Luft geholt wird auch an diesem Wochenende. Über fünf Tage verteilt sich die 3. Runde im FA-Cup, vergleichbar mit dem deutschen DFB-Pokal, der die Spitzenteams Arsenal und Liverpool beim nächsten Hit am Sonntagabend aufeinandertreffen lässt. Die pausenlos beanspruchten Protagonisten auf dem Rasen werden so gut bezahlt, dass sie über die Terminhatz kaum klagen.
Fußball in Endlosschleife gehört nicht erst seit gestern zum Geschäftsmodell. Die Premier League hat jüngst einen neuen TV-Vertrag abgeschlossen, der ihr ab 2025/2026 aus den nationalen Medienrechten pro Saison umgerechnet fast zwei Milliarden Euro einbringt. Das sind aber nur die nationalen Erlöse, hinzu kommen aus der Auslandsvermarktung weitere 1,85 Milliarden Euro. Zum Vergleich: Die Bundesligaklubs verdienen insgesamt 1,3 Milliarden Euro, weil gerade international noch viel aufzuholen ist. Gerade mal 200 Millionen Euro zahlen Sender aus dem Ausland für die Übertragungsrechte.
Eine richtige Strategie ist noch nicht entworfen, wie der Rückstand aufzuholen ist. Angeblich will die neue DFL-Geschäftsführung aber den zuletzt mühsam durchgebrachten und bei den meisten organisierten Fans verhassten Investorendeal genau dazu nutzen. Noch wird am »Winterpäuschen« festgehalten: Laut Rahmenspielplan für 2024/2025 wird letztmals am 22. Dezember gespielt, weiter geht’s dann in der dritten Januarwoche 2025.

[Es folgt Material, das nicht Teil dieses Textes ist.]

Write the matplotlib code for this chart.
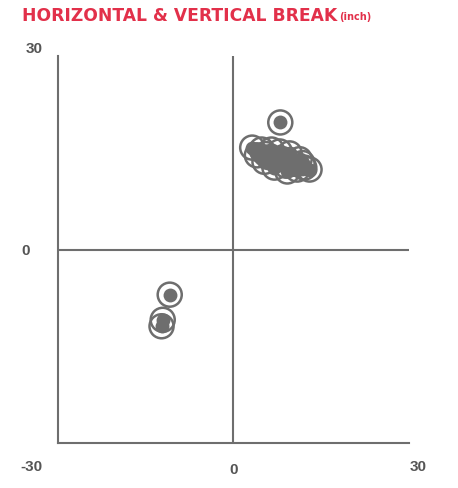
import matplotlib.pyplot as plt

# horizontal / vertical break values (inch)
horz = [8.0, 3.2, 4.8, 6.5, 7.9, 9.6, 11.3, 6.2, 8.4, 10.4, 12.1, 13.0, 10.9, 5.5, 9.0,
        7.0, 9.2, 5.3, 11.8, 4.0,
        -10.9, -12.1, -12.3]
vert = [19.7, 15.8, 15.5, 15.5, 15.2, 14.9, 14.0, 14.3, 14.0, 13.3, 12.7, 12.4, 12.4, 14.8, 13.0,
        12.7, 12.1, 13.6, 13.4, 14.6,
        -7.0, -10.9, -11.9]

axis_min, axis_max = -30, 30
gray = '#6e6e6e'
label_gray = '#555555'
title_red = '#e2304a'


def main():
    fig = plt.figure(figsize=(4.58, 4.89), dpi=100)
    ax = fig.add_axes([0.1266, 0.092, 0.7664, 0.7914])

    # Outer rings then inner dots
    ax.scatter(horz, vert, s=300, facecolors='none', edgecolors=gray, linewidths=1.8, zorder=3)
    ax.scatter(horz, vert, s=100, color=gray, linewidths=0, zorder=4)

    ax.set_xlim(axis_min, axis_max)
    ax.set_ylim(axis_min, axis_max)

    # Quadrant lines
    ax.axhline(0, color=gray, linewidth=1.5, zorder=1)
    ax.axvline(0, color=gray, linewidth=1.5, zorder=1)

    for spine in ['top', 'right']:
        ax.spines[spine].set_visible(False)
    for spine in ['bottom', 'left']:
        ax.spines[spine].set_color(gray)
        ax.spines[spine].set_linewidth(1.5)
    ax.set_xticks([])
    ax.set_yticks([])

    # Axis labels placed loosely like the original
    lab = dict(color=label_gray, fontsize=11, fontweight='bold', family='Liberation Sans')
    ax.text(-34, 31.2, '30', ha='center', va='center', **lab)
    ax.text(-35.5, 0, '0', ha='center', va='center', **lab)
    ax.text(-34.5, -33.5, '-30', ha='center', va='center', **lab)
    ax.text(0, -34, '0', ha='center', va='center', **lab)
    ax.text(31.5, -33.5, '30', ha='center', va='center', **lab)

    # Title
    fig.text(0.048, 0.968, 'HORIZONTAL & VERTICAL BREAK', color=title_red, fontsize=12.3,
             fontweight='bold', family='DejaVu Sans', ha='left', va='center')
    fig.text(0.741, 0.966, '(inch)', color=title_red, fontsize=7,
             fontweight='bold', family='DejaVu Sans', ha='left', va='center')

    fig.savefig('out.png', dpi=100)


if __name__ == "__main__":
    main()
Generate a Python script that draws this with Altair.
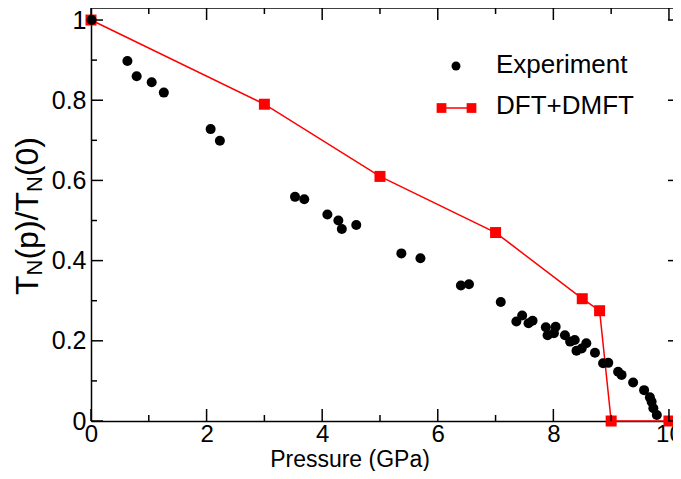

Die Liga ist sich derzeit nicht mal einig, wie man sich am besten auf den Neustart nach der Auszeit über die Feiertage vorbereitet. Viele Klubs sind daheimgeblieben, andere wie Borussia Dortmund, RB Leipzig, FSV Mainz 05 oder SV Darmstadt 98 üben gerade in Spanien. Einen Sonderweg beschreitet der FC Bayern, der sich fürs erste Bundesligaspiel 2024 gegen die TSG Hoffenheim (12. Januar) zwar noch »dahoam« präpariert, danach aber in ein Trainingslager in Faro nach Portugal jettet. Die vergangenen Jahre war es für die Münchner immer nach Katar gegangen, was zu heftigen sportpolitischen Debatten auch mit den eigenen Fans führte. Für die Bayern wäre dort in diesem Jahr ohnehin kaum Platz, denn die besten 24 asiatischen Nationalmannschaften nehmen fast alle Einrichtungen in Beschlag, die gut ein Jahr nach der WM noch stehen.